━━ Task material ━━

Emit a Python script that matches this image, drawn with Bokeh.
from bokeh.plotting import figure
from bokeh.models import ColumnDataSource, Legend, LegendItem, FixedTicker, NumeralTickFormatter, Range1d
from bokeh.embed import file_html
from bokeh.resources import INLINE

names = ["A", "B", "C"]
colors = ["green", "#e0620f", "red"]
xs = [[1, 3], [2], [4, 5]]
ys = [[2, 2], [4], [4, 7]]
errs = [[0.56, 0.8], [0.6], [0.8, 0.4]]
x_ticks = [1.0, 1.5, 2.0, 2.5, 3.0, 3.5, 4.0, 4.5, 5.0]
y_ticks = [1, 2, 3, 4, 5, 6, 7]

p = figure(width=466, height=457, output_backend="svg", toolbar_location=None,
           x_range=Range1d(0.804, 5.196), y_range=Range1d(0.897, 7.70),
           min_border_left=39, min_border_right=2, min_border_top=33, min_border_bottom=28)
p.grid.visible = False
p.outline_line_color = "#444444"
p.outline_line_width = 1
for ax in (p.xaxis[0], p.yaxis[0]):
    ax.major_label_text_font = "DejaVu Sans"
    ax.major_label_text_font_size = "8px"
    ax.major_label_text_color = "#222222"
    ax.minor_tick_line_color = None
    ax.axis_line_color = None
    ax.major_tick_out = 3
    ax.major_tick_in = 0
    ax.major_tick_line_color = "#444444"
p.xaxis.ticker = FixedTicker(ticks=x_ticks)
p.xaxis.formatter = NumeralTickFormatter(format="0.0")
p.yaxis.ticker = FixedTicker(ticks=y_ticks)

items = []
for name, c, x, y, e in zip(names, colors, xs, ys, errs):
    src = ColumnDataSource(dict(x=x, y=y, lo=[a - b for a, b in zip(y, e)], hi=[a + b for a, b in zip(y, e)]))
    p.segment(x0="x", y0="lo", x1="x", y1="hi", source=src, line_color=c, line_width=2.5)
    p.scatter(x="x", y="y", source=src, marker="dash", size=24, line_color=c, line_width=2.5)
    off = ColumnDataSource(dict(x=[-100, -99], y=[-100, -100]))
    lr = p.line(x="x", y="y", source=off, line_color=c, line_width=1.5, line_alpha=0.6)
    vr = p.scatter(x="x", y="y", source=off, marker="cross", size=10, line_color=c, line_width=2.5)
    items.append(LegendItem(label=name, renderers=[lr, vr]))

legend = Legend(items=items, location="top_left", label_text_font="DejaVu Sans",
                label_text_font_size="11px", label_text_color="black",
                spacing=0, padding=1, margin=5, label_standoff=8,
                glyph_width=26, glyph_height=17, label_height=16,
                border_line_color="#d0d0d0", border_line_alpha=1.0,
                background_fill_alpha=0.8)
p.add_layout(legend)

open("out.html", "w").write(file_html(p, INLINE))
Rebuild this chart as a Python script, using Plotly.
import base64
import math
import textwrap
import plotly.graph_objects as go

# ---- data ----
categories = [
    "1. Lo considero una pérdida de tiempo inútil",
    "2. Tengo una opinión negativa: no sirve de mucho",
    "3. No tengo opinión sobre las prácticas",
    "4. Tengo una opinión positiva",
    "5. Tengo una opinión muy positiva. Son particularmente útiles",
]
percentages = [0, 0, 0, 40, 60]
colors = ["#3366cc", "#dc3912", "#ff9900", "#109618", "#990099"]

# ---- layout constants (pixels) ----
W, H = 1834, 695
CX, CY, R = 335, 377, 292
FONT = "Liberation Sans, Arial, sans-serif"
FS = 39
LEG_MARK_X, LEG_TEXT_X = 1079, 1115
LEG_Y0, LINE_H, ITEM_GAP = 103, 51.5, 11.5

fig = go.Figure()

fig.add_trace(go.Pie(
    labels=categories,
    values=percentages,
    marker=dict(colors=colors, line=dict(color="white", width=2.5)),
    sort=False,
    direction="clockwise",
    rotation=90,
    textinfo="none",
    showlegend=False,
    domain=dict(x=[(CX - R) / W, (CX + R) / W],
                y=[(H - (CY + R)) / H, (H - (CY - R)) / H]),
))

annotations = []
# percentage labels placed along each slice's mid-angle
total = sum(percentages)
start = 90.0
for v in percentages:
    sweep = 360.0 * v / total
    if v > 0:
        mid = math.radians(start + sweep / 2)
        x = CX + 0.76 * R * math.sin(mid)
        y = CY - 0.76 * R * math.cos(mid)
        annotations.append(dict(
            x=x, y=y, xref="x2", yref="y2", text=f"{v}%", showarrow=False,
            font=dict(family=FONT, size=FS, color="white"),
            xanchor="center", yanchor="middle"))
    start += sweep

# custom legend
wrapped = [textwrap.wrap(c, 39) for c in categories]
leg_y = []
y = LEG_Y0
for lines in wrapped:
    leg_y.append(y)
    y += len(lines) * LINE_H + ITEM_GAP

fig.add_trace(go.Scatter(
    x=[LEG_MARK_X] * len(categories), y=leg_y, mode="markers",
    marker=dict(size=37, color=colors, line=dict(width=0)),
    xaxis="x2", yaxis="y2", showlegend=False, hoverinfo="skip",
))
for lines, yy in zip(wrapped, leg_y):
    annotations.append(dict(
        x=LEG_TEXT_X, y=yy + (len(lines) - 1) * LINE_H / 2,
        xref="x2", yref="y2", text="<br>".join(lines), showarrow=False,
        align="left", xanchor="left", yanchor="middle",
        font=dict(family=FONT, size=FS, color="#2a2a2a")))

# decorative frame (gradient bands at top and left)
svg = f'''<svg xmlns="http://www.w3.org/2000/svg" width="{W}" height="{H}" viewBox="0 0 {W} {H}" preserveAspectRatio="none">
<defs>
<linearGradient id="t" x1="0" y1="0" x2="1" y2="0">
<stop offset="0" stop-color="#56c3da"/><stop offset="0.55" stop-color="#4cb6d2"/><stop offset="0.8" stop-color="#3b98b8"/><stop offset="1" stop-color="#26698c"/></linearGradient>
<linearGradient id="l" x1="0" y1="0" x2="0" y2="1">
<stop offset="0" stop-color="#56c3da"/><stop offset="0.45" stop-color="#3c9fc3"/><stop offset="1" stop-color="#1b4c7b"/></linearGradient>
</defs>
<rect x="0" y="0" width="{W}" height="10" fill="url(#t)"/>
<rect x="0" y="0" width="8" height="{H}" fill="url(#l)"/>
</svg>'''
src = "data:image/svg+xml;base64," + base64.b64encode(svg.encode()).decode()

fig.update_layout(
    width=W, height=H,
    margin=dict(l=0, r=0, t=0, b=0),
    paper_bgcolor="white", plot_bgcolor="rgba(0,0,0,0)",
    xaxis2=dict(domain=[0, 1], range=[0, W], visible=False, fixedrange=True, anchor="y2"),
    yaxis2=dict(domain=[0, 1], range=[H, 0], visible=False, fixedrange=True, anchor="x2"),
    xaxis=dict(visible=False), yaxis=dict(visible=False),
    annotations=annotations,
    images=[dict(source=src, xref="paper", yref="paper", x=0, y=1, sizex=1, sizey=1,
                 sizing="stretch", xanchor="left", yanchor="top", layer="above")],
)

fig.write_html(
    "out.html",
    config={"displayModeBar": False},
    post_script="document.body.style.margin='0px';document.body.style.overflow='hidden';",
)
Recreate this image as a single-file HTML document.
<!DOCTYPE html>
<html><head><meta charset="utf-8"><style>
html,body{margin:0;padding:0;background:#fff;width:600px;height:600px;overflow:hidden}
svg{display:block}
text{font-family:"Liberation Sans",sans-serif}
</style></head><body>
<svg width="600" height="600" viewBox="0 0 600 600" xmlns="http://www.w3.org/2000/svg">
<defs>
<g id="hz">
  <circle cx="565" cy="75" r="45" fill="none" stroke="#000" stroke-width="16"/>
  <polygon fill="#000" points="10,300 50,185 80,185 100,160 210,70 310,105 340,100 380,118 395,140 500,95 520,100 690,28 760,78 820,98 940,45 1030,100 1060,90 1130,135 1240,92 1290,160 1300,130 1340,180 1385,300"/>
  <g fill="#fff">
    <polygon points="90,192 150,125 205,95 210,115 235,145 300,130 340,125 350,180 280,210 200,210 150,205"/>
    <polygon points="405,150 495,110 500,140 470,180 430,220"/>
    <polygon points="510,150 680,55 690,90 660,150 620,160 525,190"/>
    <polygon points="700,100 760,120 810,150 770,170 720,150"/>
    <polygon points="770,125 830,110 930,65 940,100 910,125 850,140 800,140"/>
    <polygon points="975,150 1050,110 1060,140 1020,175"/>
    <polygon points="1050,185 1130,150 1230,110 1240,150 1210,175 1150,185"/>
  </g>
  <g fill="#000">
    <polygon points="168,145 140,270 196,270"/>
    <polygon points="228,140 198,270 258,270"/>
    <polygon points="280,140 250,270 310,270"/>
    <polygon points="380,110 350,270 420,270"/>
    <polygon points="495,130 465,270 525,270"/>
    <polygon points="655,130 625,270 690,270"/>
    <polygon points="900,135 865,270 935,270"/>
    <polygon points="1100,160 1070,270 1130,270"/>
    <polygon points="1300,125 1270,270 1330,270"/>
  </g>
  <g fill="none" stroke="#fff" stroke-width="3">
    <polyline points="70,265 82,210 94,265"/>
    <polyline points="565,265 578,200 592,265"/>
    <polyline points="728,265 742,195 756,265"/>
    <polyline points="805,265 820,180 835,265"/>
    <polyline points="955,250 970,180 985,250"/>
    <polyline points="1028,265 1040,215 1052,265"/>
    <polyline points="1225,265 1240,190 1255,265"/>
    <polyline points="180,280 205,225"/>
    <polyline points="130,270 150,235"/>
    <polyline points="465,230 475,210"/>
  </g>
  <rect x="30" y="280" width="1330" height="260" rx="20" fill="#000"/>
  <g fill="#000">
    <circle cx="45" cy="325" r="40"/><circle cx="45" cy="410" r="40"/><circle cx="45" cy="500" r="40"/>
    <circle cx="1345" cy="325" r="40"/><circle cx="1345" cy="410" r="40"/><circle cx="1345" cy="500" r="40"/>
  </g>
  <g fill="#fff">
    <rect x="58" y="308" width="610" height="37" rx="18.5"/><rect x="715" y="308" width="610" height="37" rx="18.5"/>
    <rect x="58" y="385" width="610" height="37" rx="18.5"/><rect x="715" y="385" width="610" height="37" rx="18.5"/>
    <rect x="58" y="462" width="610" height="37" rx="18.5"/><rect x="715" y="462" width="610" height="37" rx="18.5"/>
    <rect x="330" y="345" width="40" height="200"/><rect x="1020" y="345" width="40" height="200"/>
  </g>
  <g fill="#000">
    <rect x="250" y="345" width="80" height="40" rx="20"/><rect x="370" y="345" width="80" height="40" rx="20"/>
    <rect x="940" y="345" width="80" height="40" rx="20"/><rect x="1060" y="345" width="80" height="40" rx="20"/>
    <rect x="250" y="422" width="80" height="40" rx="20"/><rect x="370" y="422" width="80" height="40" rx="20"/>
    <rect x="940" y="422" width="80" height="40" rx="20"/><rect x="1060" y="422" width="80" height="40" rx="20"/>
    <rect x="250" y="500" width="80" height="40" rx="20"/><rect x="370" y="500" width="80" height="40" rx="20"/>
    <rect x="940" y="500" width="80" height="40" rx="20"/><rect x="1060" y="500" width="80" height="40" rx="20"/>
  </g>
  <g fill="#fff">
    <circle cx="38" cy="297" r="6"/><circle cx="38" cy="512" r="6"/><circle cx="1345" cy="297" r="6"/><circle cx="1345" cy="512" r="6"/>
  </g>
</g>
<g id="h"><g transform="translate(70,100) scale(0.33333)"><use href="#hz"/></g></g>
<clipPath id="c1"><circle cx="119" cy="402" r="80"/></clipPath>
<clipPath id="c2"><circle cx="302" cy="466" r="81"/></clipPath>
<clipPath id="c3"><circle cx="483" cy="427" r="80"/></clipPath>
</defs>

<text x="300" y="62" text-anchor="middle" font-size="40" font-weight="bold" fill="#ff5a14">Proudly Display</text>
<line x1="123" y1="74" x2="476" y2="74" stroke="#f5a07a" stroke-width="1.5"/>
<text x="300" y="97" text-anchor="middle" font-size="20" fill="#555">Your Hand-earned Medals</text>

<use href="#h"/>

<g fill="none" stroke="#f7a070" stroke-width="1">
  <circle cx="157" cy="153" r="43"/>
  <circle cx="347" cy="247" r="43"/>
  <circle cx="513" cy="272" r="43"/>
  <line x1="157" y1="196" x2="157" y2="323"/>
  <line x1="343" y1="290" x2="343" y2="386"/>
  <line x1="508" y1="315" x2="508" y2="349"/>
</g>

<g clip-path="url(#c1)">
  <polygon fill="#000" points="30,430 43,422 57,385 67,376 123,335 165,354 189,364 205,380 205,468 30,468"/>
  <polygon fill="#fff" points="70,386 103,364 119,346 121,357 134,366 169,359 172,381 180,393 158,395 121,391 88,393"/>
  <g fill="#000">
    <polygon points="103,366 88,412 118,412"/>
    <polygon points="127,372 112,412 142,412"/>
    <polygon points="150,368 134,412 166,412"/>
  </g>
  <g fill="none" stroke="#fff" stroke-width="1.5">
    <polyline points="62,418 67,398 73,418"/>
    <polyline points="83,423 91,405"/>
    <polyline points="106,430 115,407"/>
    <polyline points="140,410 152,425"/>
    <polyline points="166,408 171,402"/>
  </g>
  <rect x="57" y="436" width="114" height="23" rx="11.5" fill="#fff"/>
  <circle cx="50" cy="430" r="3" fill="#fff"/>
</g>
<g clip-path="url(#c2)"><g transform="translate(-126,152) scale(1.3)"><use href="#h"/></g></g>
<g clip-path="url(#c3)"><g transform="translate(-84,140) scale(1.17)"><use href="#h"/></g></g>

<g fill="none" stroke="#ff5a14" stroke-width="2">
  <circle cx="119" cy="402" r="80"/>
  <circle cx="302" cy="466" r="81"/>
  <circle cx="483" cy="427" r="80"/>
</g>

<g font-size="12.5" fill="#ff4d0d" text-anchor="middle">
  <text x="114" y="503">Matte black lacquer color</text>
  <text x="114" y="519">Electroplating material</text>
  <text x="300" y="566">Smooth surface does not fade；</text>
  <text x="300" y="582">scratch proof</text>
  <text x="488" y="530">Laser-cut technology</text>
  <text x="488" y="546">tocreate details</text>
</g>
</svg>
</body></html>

━━━

● Task directions
In the entries above, find lines with "document" and copy each.

● Complete response
    post_script="document.body.style.margin='0px';document.body.style.overflow='hidden';",
Recreate this image as a single-file HTML document.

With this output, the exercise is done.